Having spent three years at Alabama as an analyst and offensive coordinator, winning a national championship and the Broyles Award as the nation’s top assistant, Sarkisian is ready for the move up in weight class. When the transition was announced, he immediately started investing in “large humans” along both lines (his words) and elite speed on the perimeter (edge rushers and receivers). 

Following 2021, Sarkisian landed quarterback Quinn Ewers in the transfer portal while nabbing the nation’s top-rated offensive line. The ‘Horns have produced the top running back selected in each of the last two drafts (Jonathon Brooks and Bijan Robinson). The defense improved markedly under coordinator Pete Kiatkowski. Sark also went all in on special teams coach Jeff Banks, snatching him away from Alabama.

Ewers has shaped himself into a Heisman Trophy favorite as he enters his third season. Perhaps more surprising is convincing former No. 1 overall recruit Arch Manning to back up Ewers for a second straight year. By the end of 2024, Texas will have won with quarterbacks who started their careers in the Big Ten (Ewers, Ohio State), continued through the Big 12 and ended in the SEC. 

Del Conte was crowing during SEC spring meetings about his athletic department’s overall accomplishments. Texas claimed its third Learfield Directors’ Cup last month indicating overall excellence. The Longhorns won a Big 12 record 15 conference championships throughout the 2023-24 athletic calendar. 

Entering his third season, Venables still has to prove himself a bit. The administration is on board, having recently signed its coach to a new six-year deal that essentially translates to a two-year extension

But let’s be honest: At both schools, you’re only as good as your last football season, especially in a league where administrators have not shied away from paying massive buyouts to move on from coaches. 

Former OU regent Max Weitzenhoffer has been a Sooners fan since the Bud Wilkinson days. 

“I have not seen such anticipation for a season since [Barry] Switzer years,” he told CBS Sports.

Former five-star QB Jackson Arnold will be the face of the Oklahoma program as it begins its SEC tenure. 
USATSI

Elliott recently provided a revealing look at the pair’s future in his annual Blue-Chip Ratio analysis which calculates how likely teams are to win the national championship based on recent recruiting efforts.

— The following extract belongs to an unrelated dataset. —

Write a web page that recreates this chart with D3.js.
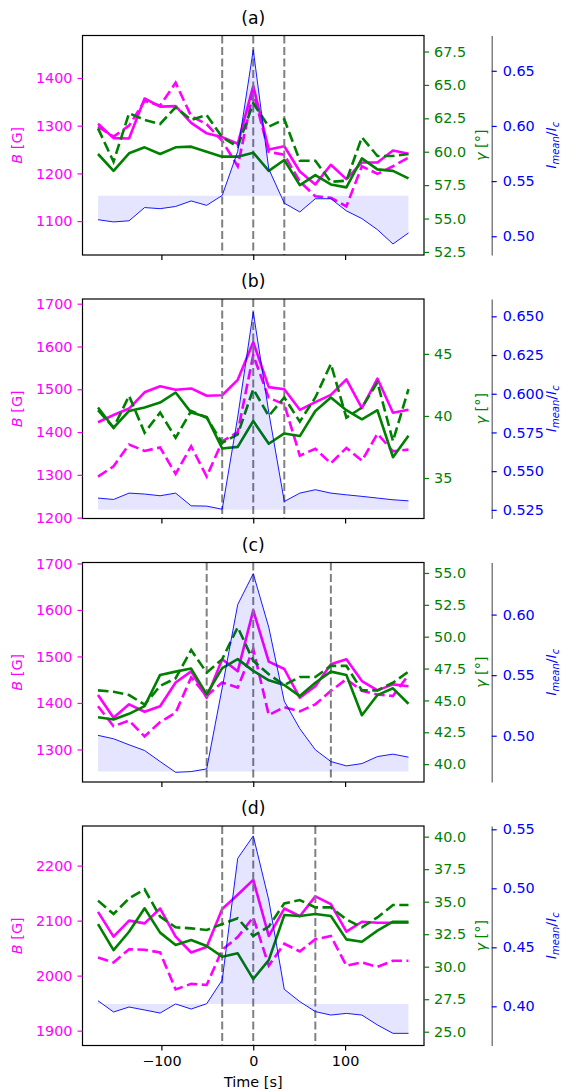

Texas and Oklahoma are both on his list of 16 schools.

The SEC and Big Ten being enhanced by realignment has given us a different peek at that future. Consider Oct. 12. In addition to Texas vs. Oklahoma, the following conference showdowns will also be featured across the two leagues:

That slate summarizes why realignment occurred in the first place. The more brand-on-brand matchups, the better. 

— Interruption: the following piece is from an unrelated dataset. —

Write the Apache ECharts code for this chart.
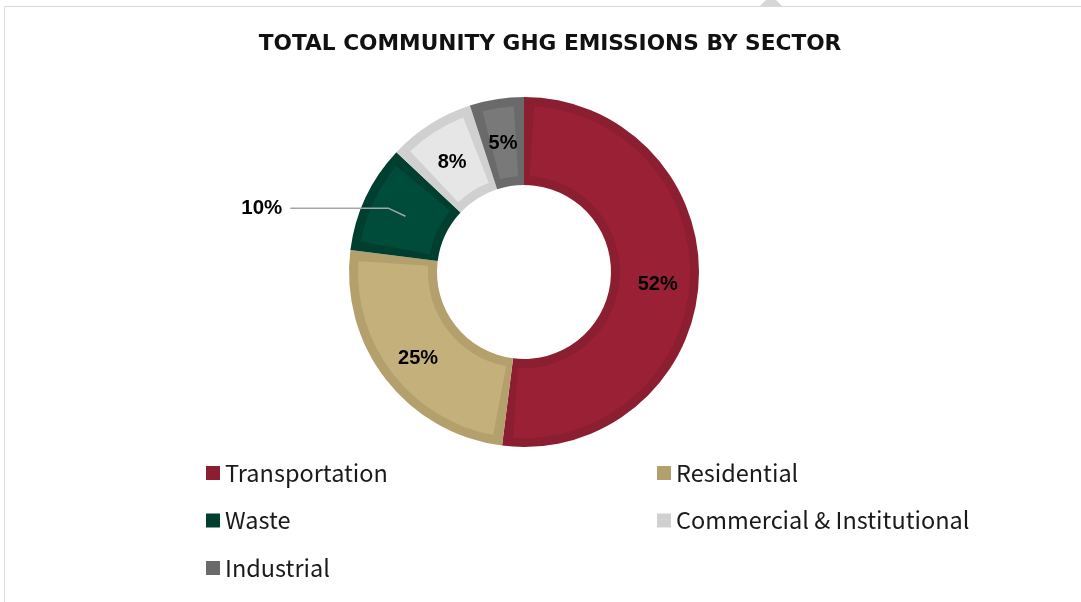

Texas has always known how a situation was going to end up before it started. Crank the wayback machine far enough and you’ll remember both schools were “30 seconds away” from joining the Pac-10 in 2010 during a massive raid attempted by former Pac-10 commissioner Larry Scott.

Eventually snuffing out the pursuit was Texas’ desire to keep/launch the Longhorn Network in 2011 and not be part of the Pac-12 Network. Coming full circle, LHN went dark Monday as a full-fledged cable network. An online entity with the same name re-emerged on Monday with 13 years’ worth of LHN content. 

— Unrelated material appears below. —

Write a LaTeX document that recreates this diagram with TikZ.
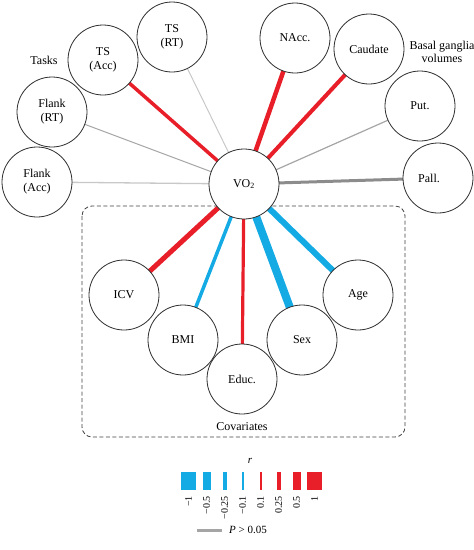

For the full Longhorn experience, you’ll have to watch the SEC Network. That’s not only OK, but it’s a reason Texas and OU will soon be cashing media rights checks for at least $60 million annually. 

It can be argued that stiff-arming the Pac-10 14 years ago ultimately led to that conference’s collapse which became official itself on Monday. The SEC’s acquisition of the ‘Horns and Sooners forced the Big Ten to make a corresponding move by nabbing UCLA and USC. The Pac-12 was put to eternal rest when Oregon and Washington decided to migrate to the Big Ten last August.

Was it all just preordained by market forces, maybe? In that sense, it’s not worth arguing whether Texas instigated the move to the SEC and Oklahoma had no choice but to follow. 

A school is either “additive” or “derivative” in realignment. In this case, Texas and Oklahoma are perhaps the most additive members in the history of realignment. 

Since 2013, Oklahoma is eighth and Texas is 10th in total combined regular-season viewers, according to the Altimore Collins & Company consulting agency. Among the top 15 on that list, Texas and OU are the only schools to move from one power conference to another in this current round of realignment.

That would suggest some sort of closure on the school-hopping front. But since that maddening day three years ago, it has become a mad rush to join the SEC or Big Ten. Florida State and Clemson may continue the trend with both having sued the ACC challenging what seems like an intractable grant of rights. More may follow. 

At the heart of this particular move has to be some sense of hubris. SEC superiority has been projected in different forms for years. It is an exclusive club. In a sense, outsiders are not allowed, or they at least must undergo a significant football indoctrination. Since 2009, four schools have won SEC championships: Alabama, Auburn, Georgia and LSU. 

There’s a reason Texas and Oklahoma were granted access to this exclusive club, though. They belong. Their history, culture and smack talk do blend with the SEC. There shouldn’t be a “proof of concept” required here. Texas could win the league this year

So part of this has to be the SEC getting used to Texas and Oklahoma as well. Life between the southern football lines isn’t going to get easier for anyone with the two powerhouses elbowing their way into the fold.

Cue those silverbacks.

“This is a league that is a very unforgiving league,” Venables said.

“Adapt or die,” Sarkisian concluded.